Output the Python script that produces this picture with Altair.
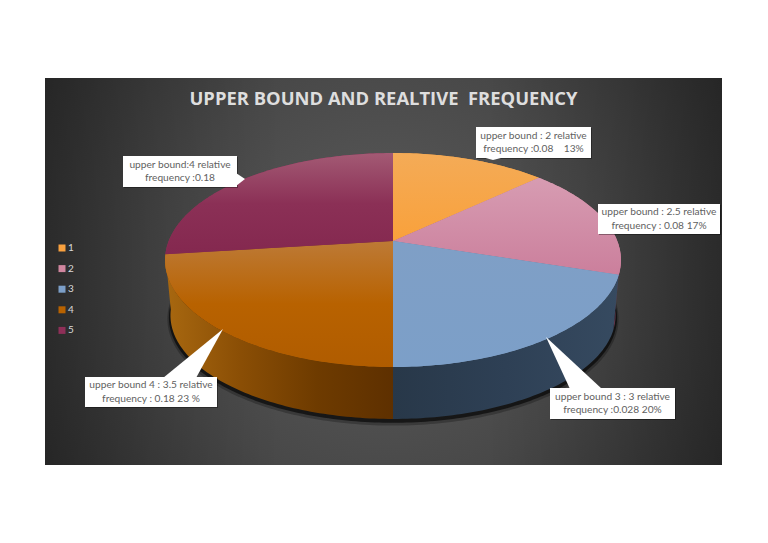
import math
import altair as alt

# ---- data ----
SLICES = ["1", "2", "3", "4", "5"]
SHARES = [13, 17, 20, 23, 27]
LEGEND_COLORS = ["#f9a13f", "#d0869f", "#7c9fc8", "#b86200", "#8e2f58"]
TITLE = "UPPER BOUND AND REALTIVE \u00a0FREQUENCY"
LABELS = [
    "upper bound : 2 relative\nfrequency :0.08 \u00a0 \u00a013%",
    "upper bound : 2.5 relative\nfrequency : 0.08 17%",
    "upper bound 3 : 3 relative\nfrequency :0.028 20%",
    "upper bound 4 : 3.5 relative\nfrequency : 0.18 23 %",
    "upper bound:4 relative\nfrequency :0.18",
]

# ---- layout / style (page pixels, plot origin at OX, OY) ----
OX, OY = 45, 78
W, H = 677, 387
CX = 393
TOP = dict(a=224.3, b=103.6, k=0.1776, y0=241)
BOT = dict(a=219.0, b=100.3, k=0.1776, y0=297)

TOP_FILLS = [
    ["#f4ab57", "#f9a13b"],
    ["#d79cb2", "#cb7f9c"],
    ["#7f9fc6", "#7c9fc8"],
    ["#bd7a36", "#b86200", "#b05c00"],
    ["#a35a74", "#8b3056", "#84284f"],
]

BOXES = [  # x0, y0, x1, y1, tail polygon (page px)
    (476, 127, 591, 158, [(482, 157), (493, 160), (505, 157)]),
    (598, 204, 720, 234, []),
    (550, 388, 675, 419, [(546, 337), (570, 389), (602, 389)]),
    (85, 377, 217, 407, [(223, 329), (163, 378), (196, 378)]),
    (123, 156, 237, 187, [(245, 179), (236, 173), (236, 186)]),
]


def proj(theta, g, dx=0.0, dy=0.0, grow=0.0):
    t = math.radians(theta)
    u, v = math.sin(t), math.cos(t)
    w = 1 + g["k"] * v
    x = CX - OX + (g["a"] + grow) * u / w + dx
    y = g["y0"] - OY - (g["b"] + grow) * v / w + dy
    return [round(x, 2), round(y, 2)]


def arc(t0, t1, g, **kw):
    n = max(2, int(abs(t1 - t0)) + 1)
    return [proj(t0 + (t1 - t0) * i / (n - 1), g, **kw) for i in range(n)]


def feature(points, **props):
    ring = [list(p) for p in points]
    ring.append(ring[0])
    return {"type": "Feature", "properties": props,
            "geometry": {"type": "Polygon", "coordinates": [ring]}}


def page_pts(points):
    return [(x - OX, y - OY) for x, y in points]


def vgrad(colors):
    n = len(colors) - 1
    return {"gradient": "linear", "x1": 0, "y1": 0, "x2": 0, "y2": 1,
            "stops": [{"offset": i / n, "color": c} for i, c in enumerate(colors)]}


def hgrad(colors):
    n = len(colors) - 1
    return {"gradient": "linear", "x1": 0, "y1": 0, "x2": 1, "y2": 0,
            "stops": [{"offset": i / n, "color": c} for i, c in enumerate(colors)]}


def shape(features, **mark):
    return alt.Chart(alt.Data(values=features)).mark_geoshape(**mark).encode().project(
        type="identity", scale=1, translate=[0, 0])


# cumulative angles from the shares
edges = [0.0]
for s in SHARES:
    edges.append(edges[-1] + s / sum(SHARES) * 360)

layers = []

# background with radial shading, darkened further towards the left and right edges
bg = feature([(0, 0), (W, 0), (W, H), (0, H)])
layers.append(shape([bg], strokeWidth=0, fill={
    "gradient": "radial", "x1": 0.5, "y1": 0.5, "r1": 0, "x2": 0.5, "y2": 0.5, "r2": 0.72,
    "stops": [{"offset": 0, "color": "#5c5c5c"}, {"offset": 0.45, "color": "#484848"},
              {"offset": 1, "color": "#262626"}]}))
layers.append(shape([bg], strokeWidth=0, fill={
    "gradient": "linear", "x1": 0, "y1": 0, "x2": 1, "y2": 0,
    "stops": [{"offset": 0, "color": "rgba(0,0,0,0.25)"}, {"offset": 0.15, "color": "rgba(0,0,0,0.12)"},
              {"offset": 0.35, "color": "rgba(0,0,0,0)"}, {"offset": 0.65, "color": "rgba(0,0,0,0)"},
              {"offset": 0.85, "color": "rgba(0,0,0,0.12)"}, {"offset": 1, "color": "rgba(0,0,0,0.25)"}]}))

# soft shadow under the pie
for grow, dy, op in [(3, 3, 0.25), (1.5, 2, 0.6)]:
    layers.append(shape([feature(arc(0, 359, BOT, grow=grow, dy=dy))],
                        fill="#000000", opacity=op, strokeWidth=0))


def wall(t0, t1):
    return feature(arc(t0, t1, TOP) + arc(t1, t0, BOT))


layers.append(shape([wall(90, edges[2])], fill="#6a3850", strokeWidth=0))
layers.append(shape([wall(edges[2], edges[3])], fill=hgrad(["#283849", "#2e4055", "#364a60"]), strokeWidth=0))
layers.append(shape([wall(edges[3], edges[4])], fill=hgrad(["#a86810", "#8a4e05", "#6e3b00", "#5e3000"]), strokeWidth=0))

# top faces: a coloured base that carries the legend ...
tops = [feature([proj(0, dict(TOP, a=0, b=0))] + arc(edges[i], edges[i + 1], TOP), slice=SLICES[i])
        for i in range(len(SLICES))]
layers.append(
    alt.Chart(alt.Data(values=tops)).mark_geoshape(strokeWidth=0).encode(
        color=alt.Color("properties.slice:N",
                        scale=alt.Scale(domain=SLICES, range=LEGEND_COLORS),
                        legend=alt.Legend(
                            title=None, orient="none", legendX=12, legendY=165,
                            symbolType="square", symbolSize=49, symbolStrokeWidth=0,
                            labelColor="#d9d9d9", labelFont="Lato", labelFontSize=10,
                            labelOffset=1, rowPadding=10.6)),
    ).project(type="identity", scale=1, translate=[0, 0])
)
# ... and the shaded faces above it
for f, fills in zip(tops, TOP_FILLS):
    layers.append(shape([f], fill=vgrad(fills), strokeWidth=0))

# callouts
px, py = [], []
for (x0, y0, x1, y1, tail) in BOXES:
    box = page_pts([(x0, y0), (x1, y0), (x1, y1), (x0, y1)])
    shadow = [(x + 1, y + 1) for x, y in box]
    layers.append(shape([feature(shadow)], fill="#000000", opacity=0.35, strokeWidth=0))
    layers.append(shape([feature(box)], fill="#ffffff", strokeWidth=0))
    if tail:
        layers.append(shape([feature(page_pts(tail))], fill="#ffffff", strokeWidth=0))
    px.append((x0 + x1) / 2 - OX)
    py.append((y0 + y1) / 2 - OY - 7)

texts = [{"label": t, "px": x, "py": y} for t, x, y in zip(LABELS, px, py)]
layers.append(
    alt.Chart(alt.Data(values=texts)).mark_text(
        font="Lato", fontSize=10.2, color="#5f5f5f", align="center", baseline="middle",
        lineBreak="\n", lineHeight=13.5,
    ).encode(x=alt.X("px:Q", scale=None), y=alt.Y("py:Q", scale=None), text="label:N")
)

chart = alt.layer(*layers).properties(
    width=W, height=H,
    autosize="none",
    padding={"left": OX - 8, "top": OY - 8, "right": 0, "bottom": 0},
    title=alt.TitleParams(TITLE, font="Open Sans", fontSize=18.4, fontWeight="bold",
                          color="#dedede", anchor="middle", offset=-30, zindex=1),
).configure_view(stroke=None)

chart.save("out.html", embed_options={"renderer": "svg", "actions": False})
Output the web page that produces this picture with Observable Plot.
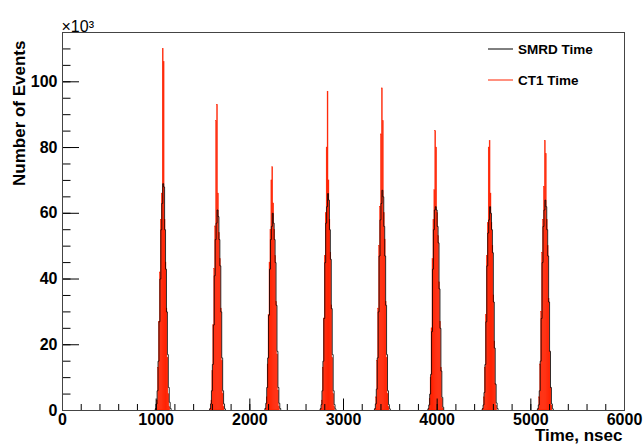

#### [Goal]
Quote in full the listing given above; the images are to be left out.

#### [Reply]
Output the Python script that produces this picture with Altair.
import math
import altair as alt

# ---- data ----
SLICES = ["1", "2", "3", "4", "5"]
SHARES = [13, 17, 20, 23, 27]
LEGEND_COLORS = ["#f9a13f", "#d0869f", "#7c9fc8", "#b86200", "#8e2f58"]
TITLE = "UPPER BOUND AND REALTIVE \u00a0FREQUENCY"
LABELS = [
    "upper bound : 2 relative\nfrequency :0.08 \u00a0 \u00a013%",
    "upper bound : 2.5 relative\nfrequency : 0.08 17%",
    "upper bound 3 : 3 relative\nfrequency :0.028 20%",
    "upper bound 4 : 3.5 relative\nfrequency : 0.18 23 %",
    "upper bound:4 relative\nfrequency :0.18",
]

# ---- layout / style (page pixels, plot origin at OX, OY) ----
OX, OY = 45, 78
W, H = 677, 387
CX = 393
TOP = dict(a=224.3, b=103.6, k=0.1776, y0=241)
BOT = dict(a=219.0, b=100.3, k=0.1776, y0=297)

TOP_FILLS = [
    ["#f4ab57", "#f9a13b"],
    ["#d79cb2", "#cb7f9c"],
    ["#7f9fc6", "#7c9fc8"],
    ["#bd7a36", "#b86200", "#b05c00"],
    ["#a35a74", "#8b3056", "#84284f"],
]

BOXES = [  # x0, y0, x1, y1, tail polygon (page px)
    (476, 127, 591, 158, [(482, 157), (493, 160), (505, 157)]),
    (598, 204, 720, 234, []),
    (550, 388, 675, 419, [(546, 337), (570, 389), (602, 389)]),
    (85, 377, 217, 407, [(223, 329), (163, 378), (196, 378)]),
    (123, 156, 237, 187, [(245, 179), (236, 173), (236, 186)]),
]


def proj(theta, g, dx=0.0, dy=0.0, grow=0.0):
    t = math.radians(theta)
    u, v = math.sin(t), math.cos(t)
    w = 1 + g["k"] * v
    x = CX - OX + (g["a"] + grow) * u / w + dx
    y = g["y0"] - OY - (g["b"] + grow) * v / w + dy
    return [round(x, 2), round(y, 2)]


def arc(t0, t1, g, **kw):
    n = max(2, int(abs(t1 - t0)) + 1)
    return [proj(t0 + (t1 - t0) * i / (n - 1), g, **kw) for i in range(n)]


def feature(points, **props):
    ring = [list(p) for p in points]
    ring.append(ring[0])
    return {"type": "Feature", "properties": props,
            "geometry": {"type": "Polygon", "coordinates": [ring]}}


def page_pts(points):
    return [(x - OX, y - OY) for x, y in points]


def vgrad(colors):
    n = len(colors) - 1
    return {"gradient": "linear", "x1": 0, "y1": 0, "x2": 0, "y2": 1,
            "stops": [{"offset": i / n, "color": c} for i, c in enumerate(colors)]}


def hgrad(colors):
    n = len(colors) - 1
    return {"gradient": "linear", "x1": 0, "y1": 0, "x2": 1, "y2": 0,
            "stops": [{"offset": i / n, "color": c} for i, c in enumerate(colors)]}


def shape(features, **mark):
    return alt.Chart(alt.Data(values=features)).mark_geoshape(**mark).encode().project(
        type="identity", scale=1, translate=[0, 0])


# cumulative angles from the shares
edges = [0.0]
for s in SHARES:
    edges.append(edges[-1] + s / sum(SHARES) * 360)

layers = []

# background with radial shading, darkened further towards the left and right edges
bg = feature([(0, 0), (W, 0), (W, H), (0, H)])
layers.append(shape([bg], strokeWidth=0, fill={
    "gradient": "radial", "x1": 0.5, "y1": 0.5, "r1": 0, "x2": 0.5, "y2": 0.5, "r2": 0.72,
    "stops": [{"offset": 0, "color": "#5c5c5c"}, {"offset": 0.45, "color": "#484848"},
              {"offset": 1, "color": "#262626"}]}))
layers.append(shape([bg], strokeWidth=0, fill={
    "gradient": "linear", "x1": 0, "y1": 0, "x2": 1, "y2": 0,
    "stops": [{"offset": 0, "color": "rgba(0,0,0,0.25)"}, {"offset": 0.15, "color": "rgba(0,0,0,0.12)"},
              {"offset": 0.35, "color": "rgba(0,0,0,0)"}, {"offset": 0.65, "color": "rgba(0,0,0,0)"},
              {"offset": 0.85, "color": "rgba(0,0,0,0.12)"}, {"offset": 1, "color": "rgba(0,0,0,0.25)"}]}))

# soft shadow under the pie
for grow, dy, op in [(3, 3, 0.25), (1.5, 2, 0.6)]:
    layers.append(shape([feature(arc(0, 359, BOT, grow=grow, dy=dy))],
                        fill="#000000", opacity=op, strokeWidth=0))


def wall(t0, t1):
    return feature(arc(t0, t1, TOP) + arc(t1, t0, BOT))


layers.append(shape([wall(90, edges[2])], fill="#6a3850", strokeWidth=0))
layers.append(shape([wall(edges[2], edges[3])], fill=hgrad(["#283849", "#2e4055", "#364a60"]), strokeWidth=0))
layers.append(shape([wall(edges[3], edges[4])], fill=hgrad(["#a86810", "#8a4e05", "#6e3b00", "#5e3000"]), strokeWidth=0))

# top faces: a coloured base that carries the legend ...
tops = [feature([proj(0, dict(TOP, a=0, b=0))] + arc(edges[i], edges[i + 1], TOP), slice=SLICES[i])
        for i in range(len(SLICES))]
layers.append(
    alt.Chart(alt.Data(values=tops)).mark_geoshape(strokeWidth=0).encode(
        color=alt.Color("properties.slice:N",
                        scale=alt.Scale(domain=SLICES, range=LEGEND_COLORS),
                        legend=alt.Legend(
                            title=None, orient="none", legendX=12, legendY=165,
                            symbolType="square", symbolSize=49, symbolStrokeWidth=0,
                            labelColor="#d9d9d9", labelFont="Lato", labelFontSize=10,
                            labelOffset=1, rowPadding=10.6)),
    ).project(type="identity", scale=1, translate=[0, 0])
)
# ... and the shaded faces above it
for f, fills in zip(tops, TOP_FILLS):
    layers.append(shape([f], fill=vgrad(fills), strokeWidth=0))

# callouts
px, py = [], []
for (x0, y0, x1, y1, tail) in BOXES:
    box = page_pts([(x0, y0), (x1, y0), (x1, y1), (x0, y1)])
    shadow = [(x + 1, y + 1) for x, y in box]
    layers.append(shape([feature(shadow)], fill="#000000", opacity=0.35, strokeWidth=0))
    layers.append(shape([feature(box)], fill="#ffffff", strokeWidth=0))
    if tail:
        layers.append(shape([feature(page_pts(tail))], fill="#ffffff", strokeWidth=0))
    px.append((x0 + x1) / 2 - OX)
    py.append((y0 + y1) / 2 - OY - 7)

texts = [{"label": t, "px": x, "py": y} for t, x, y in zip(LABELS, px, py)]
layers.append(
    alt.Chart(alt.Data(values=texts)).mark_text(
        font="Lato", fontSize=10.2, color="#5f5f5f", align="center", baseline="middle",
        lineBreak="\n", lineHeight=13.5,
    ).encode(x=alt.X("px:Q", scale=None), y=alt.Y("py:Q", scale=None), text="label:N")
)

chart = alt.layer(*layers).properties(
    width=W, height=H,
    autosize="none",
    padding={"left": OX - 8, "top": OY - 8, "right": 0, "bottom": 0},
    title=alt.TitleParams(TITLE, font="Open Sans", fontSize=18.4, fontWeight="bold",
                          color="#dedede", anchor="middle", offset=-30, zindex=1),
).configure_view(stroke=None)

chart.save("out.html", embed_options={"renderer": "svg", "actions": False})
Output the web page that produces this picture with Observable Plot.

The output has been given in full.